# MATERIAL SHOWN:

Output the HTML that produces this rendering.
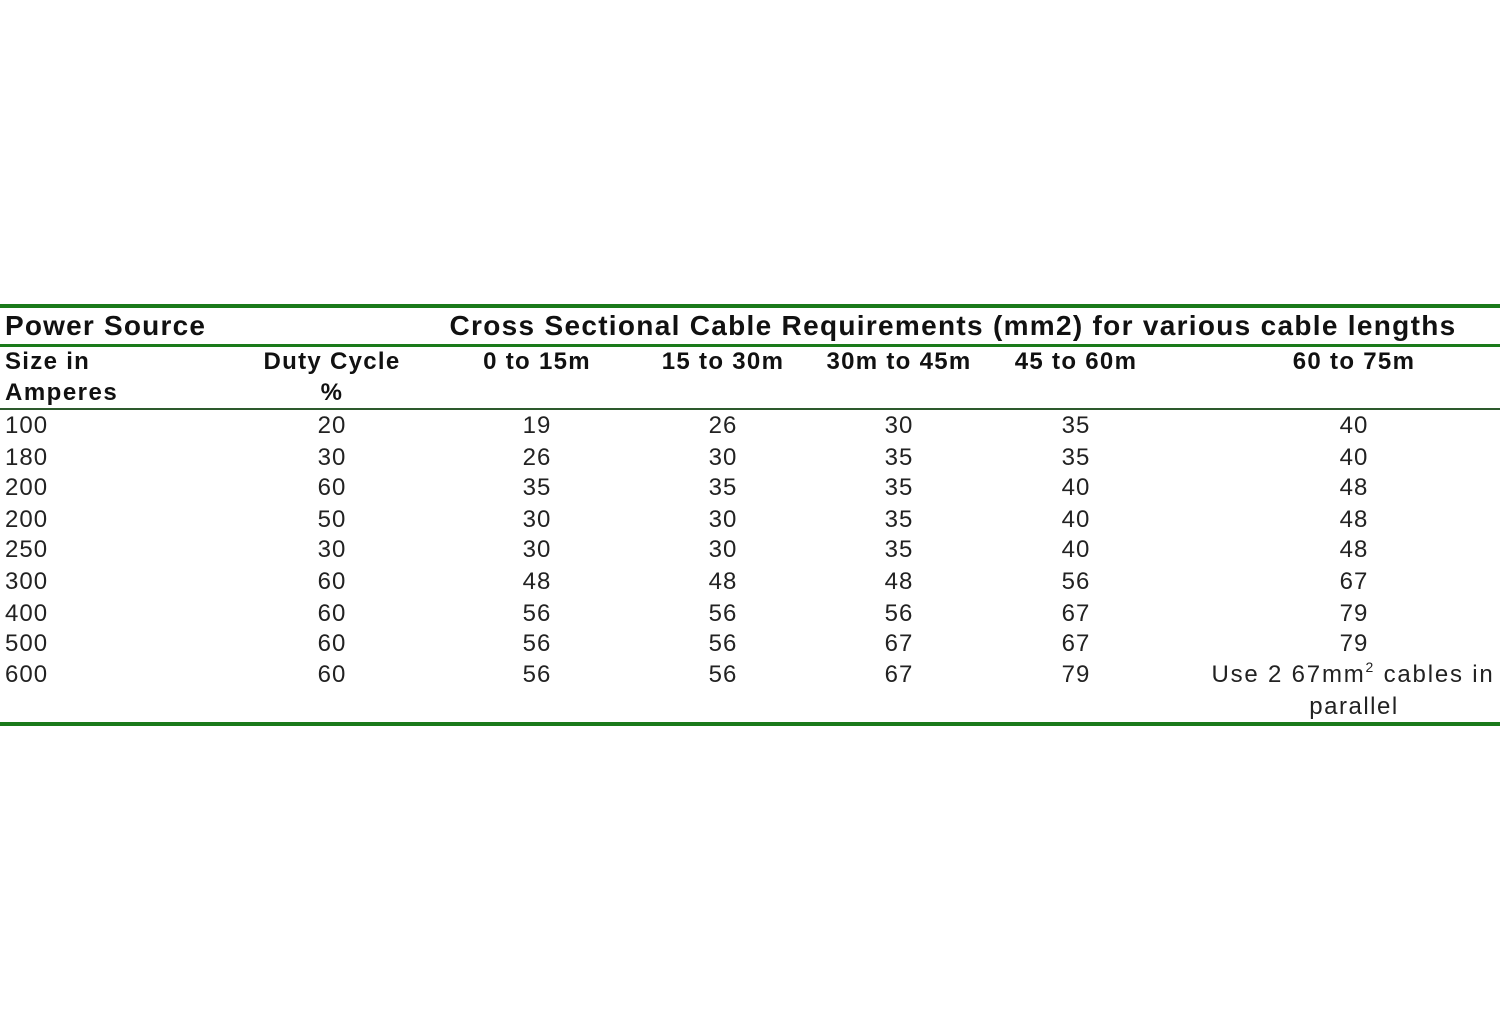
<!DOCTYPE html><html><head><style>
body{margin:0;width:1500px;height:1034px;background:#fff;position:relative;font-family:"Liberation Sans",Arial,sans-serif;color:#222;overflow:hidden}
.l{position:absolute;left:0;width:1500px;background:#1a7a1a}
.t{position:absolute;white-space:nowrap;line-height:1;transform:translate(-50%,-50%);font-size:24px;letter-spacing:1px}
.b{font-weight:bold;color:#111;letter-spacing:1.3px}
.a{transform:translate(0,-50%)}
</style></head><body>
<div class="l" style="top:304px;height:4px"></div>
<div class="l" style="top:344px;height:3px"></div>
<div class="l" style="top:408px;height:2px;background:#2d5a2d"></div>
<div class="l" style="top:722px;height:4px"></div>
<div class="t b a" style="left:5px;top:326px;font-size:28px;letter-spacing:1.2px">Power Source</div>
<div class="t b" style="left:953px;top:326px;font-size:28px;letter-spacing:1.3px">Cross Sectional Cable Requirements (mm2) for various cable lengths</div>
<div class="t b a" style="left:5px;top:362px">Size in</div>
<div class="t b a" style="left:5px;top:393px;letter-spacing:1.5px">Amperes</div>
<div class="t b" style="left:332px;top:362px">Duty Cycle</div>
<div class="t b" style="left:332px;top:393px">%</div>
<div class="t b" style="left:537px;top:362px">0 to 15m</div>
<div class="t b" style="left:723px;top:362px">15 to 30m</div>
<div class="t b" style="left:899px;top:362px">30m to 45m</div>
<div class="t b" style="left:1076px;top:362px">45 to 60m</div>
<div class="t b" style="left:1354px;top:362px">60 to 75m</div>
<div id="rows"></div>
<script>
var d=[[426,100,20,19,26,30,35,40],[458,180,30,26,30,35,35,40],[488,200,60,35,35,35,40,48],[520,200,50,30,30,35,40,48],[550,250,30,30,30,35,40,48],[582,300,60,48,48,48,56,67],[614,400,60,56,56,56,67,79],[644,500,60,56,56,67,67,79],[675,600,60,56,56,67,79,null]];
var xs=[332,537,723,899,1076,1354],h='';
d.forEach(function(r){h+='<div class="t a" style="left:5px;top:'+r[0]+'px">'+r[1]+'</div>';
for(var i=0;i<6;i++){if(r[i+2]!==null)h+='<div class="t" style="left:'+xs[i]+'px;top:'+r[0]+'px">'+r[i+2]+'</div>';}});
h+='<div class="t" style="left:1353px;top:675px;letter-spacing:1.8px">Use 2 67mm<sup style="font-size:14px;vertical-align:10px;line-height:0">2</sup> cables in</div>';
h+='<div class="t" style="left:1354px;top:707px;letter-spacing:1.5px">parallel</div>';
document.getElementById('rows').innerHTML=h;
</script>
</body></html>
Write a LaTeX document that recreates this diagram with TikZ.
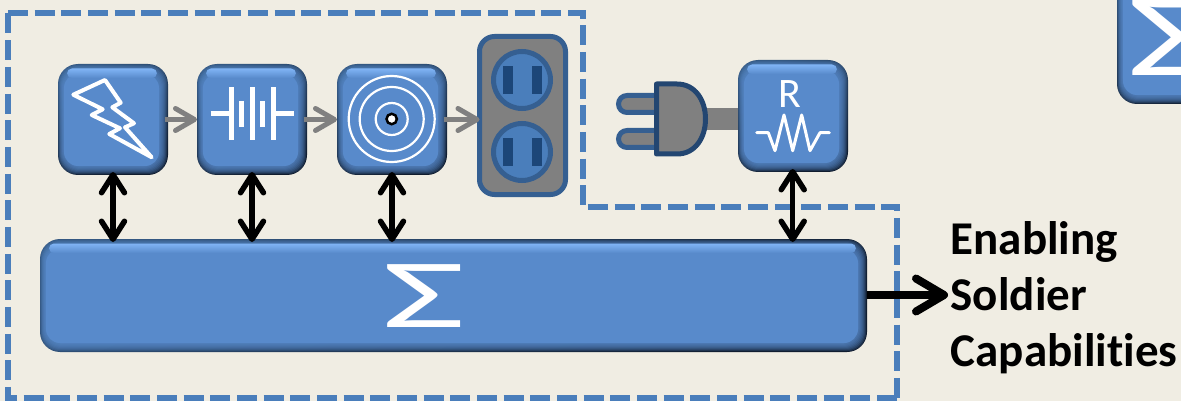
\documentclass[tikz,border=0pt]{standalone}
\usepackage{fontspec}
\setmainfont{Carlito}[Ligatures=NoCommon]
\usetikzlibrary{arrows.meta,calc}
\definecolor{bgc}{RGB}{240,237,227}
\definecolor{face}{RGB}{88,138,203}
\definecolor{edgeA}{RGB}{52,88,130}
\definecolor{edgeB}{RGB}{16,28,46}
\definecolor{hl}{RGB}{128,180,245}
\definecolor{dashc}{RGB}{74,126,187}
\definecolor{outl}{RGB}{53,95,145}
\definecolor{plugl}{RGB}{35,70,113}
\definecolor{slot}{RGB}{28,70,120}
\definecolor{grayc}{RGB}{128,128,128}
\tikzset{
  bevbase/.style={rectangle,rounded corners=20pt,inner sep=0pt,outer sep=0pt,shading=axis,top color=edgeA,bottom color=edgeB,shading angle=25},
  dashb/.style={draw=dashc,line width=6pt,dash pattern=on 20pt off 6.67pt,miter limit=10},
  grayarrow/.style={draw=grayc,line width=5pt,-{Straight Barb[length=19pt,width=22pt,line width=5pt,round]}},
  duplex/.style={draw=black,line width=5.5pt,{Straight Barb[length=18pt,width=23pt,line width=5.5pt,round]}-{Straight Barb[length=18pt,width=23pt,line width=5.5pt,round]},shorten >=-3pt,shorten <=-3pt},
  bigarrow/.style={draw=black,line width=8pt,-{Straight Barb[length=28pt,width=33pt,line width=8pt,round]}},
  wht/.style={draw=white,line join=round,line cap=round},
  sigmatxt/.style={text=white,inner sep=0pt},
  capt/.style={inner sep=0pt,align=left,anchor=west,text=black,font=\fontsize{47}{56}\selectfont\bfseries},
  sock/.style={draw=outl,line width=5pt,fill=dashc},
  slotb/.style={fill=slot},
  prong/.style={draw=outl,line width=5pt,fill=grayc},
}
\newcommand{\bevbox}[5]{%
  \node[bevbase,minimum width=#4pt-#2pt,minimum height=#5pt-#3pt] (#1) at ({(#2+#4)/2},{(#3+#5)/2}) {};
  \foreach \k in {1,...,9}{
    \fill[face,opacity=.2,rounded corners=18pt] ({#2+.65*\k},{#3+1.0*\k}) rectangle ({#4-1.0*\k},{#5-1.0*\k});
  }
  \fill[face,rounded corners=14pt] ({#2+6},{#3+10}) rectangle ({#4-9},{#5-9});
  \shade[top color=hl,bottom color=face,rounded corners=5pt] ({#2+9},{#3+4.5}) rectangle ({#4-11},{#3+14});
}
\begin{document}
\begin{tikzpicture}[x=1pt,y=-1pt]
\useasboundingbox (0,0) rectangle (1181,401);
\clip (0,0) rectangle (1181,401);
\fill[bgc] (0,0) rectangle (1181,401);
% dashed boundary
\coordinate (tl) at (8,13.5);
\coordinate (n1) at (583,13.5);
\coordinate (n2) at (583,207);
\coordinate (n3) at (897,207);
\coordinate (br) at (897,398);
\coordinate (bl) at (8,398);
\draw[dashb] (tl) -- (n1) -- (n2) -- (n3) -- (br);
\draw[dashb] (tl) -- (bl) -- (br);
% boxes
\bevbox{src}{58}{64}{168}{175}
\bevbox{bat}{197}{64}{307}{175}
\bevbox{tgt}{337}{64}{447}{175}
\bevbox{res}{738}{60}{848}{172}
\bevbox{bus}{40}{239}{867}{352}
\bevbox{ctl}{1117}{-60}{1300}{104}
% sigma
\node[sigmatxt,font=\fontsize{98}{98}\selectfont] (sig1) at (424.5,296.5) {\scalebox{1.85}[1]{Σ}};
\node[sigmatxt,font=\fontsize{118}{118}\selectfont] (sig2) at (1171,38) {\scalebox{1.6}[1]{Σ}};
% bolt
\draw[wht,line width=4pt] (73.3,94.7) -- (105,80) -- (120.7,102.7) -- (112.3,107.3) -- (134,123.3) -- (125,127.3) -- (151.7,157.3) -- (109.3,134) -- (120,128.3) -- (91.7,115) -- (102.7,109.3) -- cycle;
% battery
\draw[white,line width=5pt] (210.7,114) -- (231,114) (273.3,114) -- (294,114)
  (231,87.3) -- (231,140) (252.3,87.3) -- (252.3,140) (273.3,87.3) -- (273.3,140)
  (241.7,101) -- (241.7,127) (262.7,101) -- (262.7,127);
% target
\coordinate (tc) at (391.7,119);
\draw[white,line width=2.2pt] (tc) circle (43) (tc) circle (32) (tc) circle (16);
\draw[black,fill=white,line width=2.5pt] (tc) circle (5.2);
% R + resistor
\node[text=white,inner sep=0pt,font=\fontsize{42}{42}\selectfont] (rlab) at (790,94) {R};
\draw[wht,line width=3pt] (756.7,132.7) -- (768.3,132.7) -- (775,150.7) -- (784,115) -- (792.7,150.7) -- (801.7,115) -- (810,150.7) -- (820,132.7) -- (829.3,132.7);
% outlet
\node[draw=outl,line width=5pt,fill=grayc,rounded corners=15pt,inner sep=0pt,outer sep=0pt,minimum width=86pt,minimum height=158pt] (outlet) at (522.5,115.5) {};
\draw[sock] (522,80) circle (28.5);
\draw[sock] (522,152) circle (28.5);
\fill[slotb] (502.7,65.7) rectangle (513.3,94.3);
\fill[slotb] (531.7,65.7) rectangle (542.3,94.3);
\fill[slotb] (502.7,137.7) rectangle (513.3,166);
\fill[slotb] (531.7,137.7) rectangle (542.3,166);
% plug
\coordinate (plugc) at (690,119);
\draw[grayc,line width=22pt] (plugc) -- (plugc -| res.west);
\draw[prong] (665,95.5) -- (627,95.5) arc (270:90:8.5) -- (665,112.5);
\draw[prong] (665,130.5) -- (627,130.5) arc (270:90:8.5) -- (665,147.5);
\draw[draw=plugl,line width=5pt,fill=grayc,line join=round] (656.5,84) -- (677,84) .. controls (695,84) and (705.5,100) .. (705.5,119) .. controls (705.5,138) and (695,154) .. (677,154) -- (656.5,154) -- cycle;
% arrows
\draw[grayarrow] ([xshift=-3pt]src.east) -- (bat.west);
\draw[grayarrow] ([xshift=-3pt]bat.east) -- (tgt.west);
\draw[grayarrow] ([xshift=-3pt]tgt.east) -- (tgt.east -| outlet.west);
\draw[duplex] (src.south) -- (src.south |- bus.north);
\draw[duplex] (bat.south) -- (bat.south |- bus.north);
\draw[duplex] (tgt.south) -- (tgt.south |- bus.north);
\draw[duplex] ([xshift=-0.3pt]res.south) -- ([xshift=-0.3pt]res.south |- bus.north);
% caption
\node[capt] (cap) at (950.5,298) {Enabling\\Soldier\\Capabilities};
\coordinate (capin) at (948,295);
\draw[bigarrow] (bus.east |- capin) -- (capin);
\end{tikzpicture}
\end{document}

# GIVEN EXERCISE:
Scan the data above; copy every line where "that" appears.

# ANSWER TO THIS EXERCISE:
Output the HTML that produces this rendering.
Write a LaTeX document that recreates this diagram with TikZ.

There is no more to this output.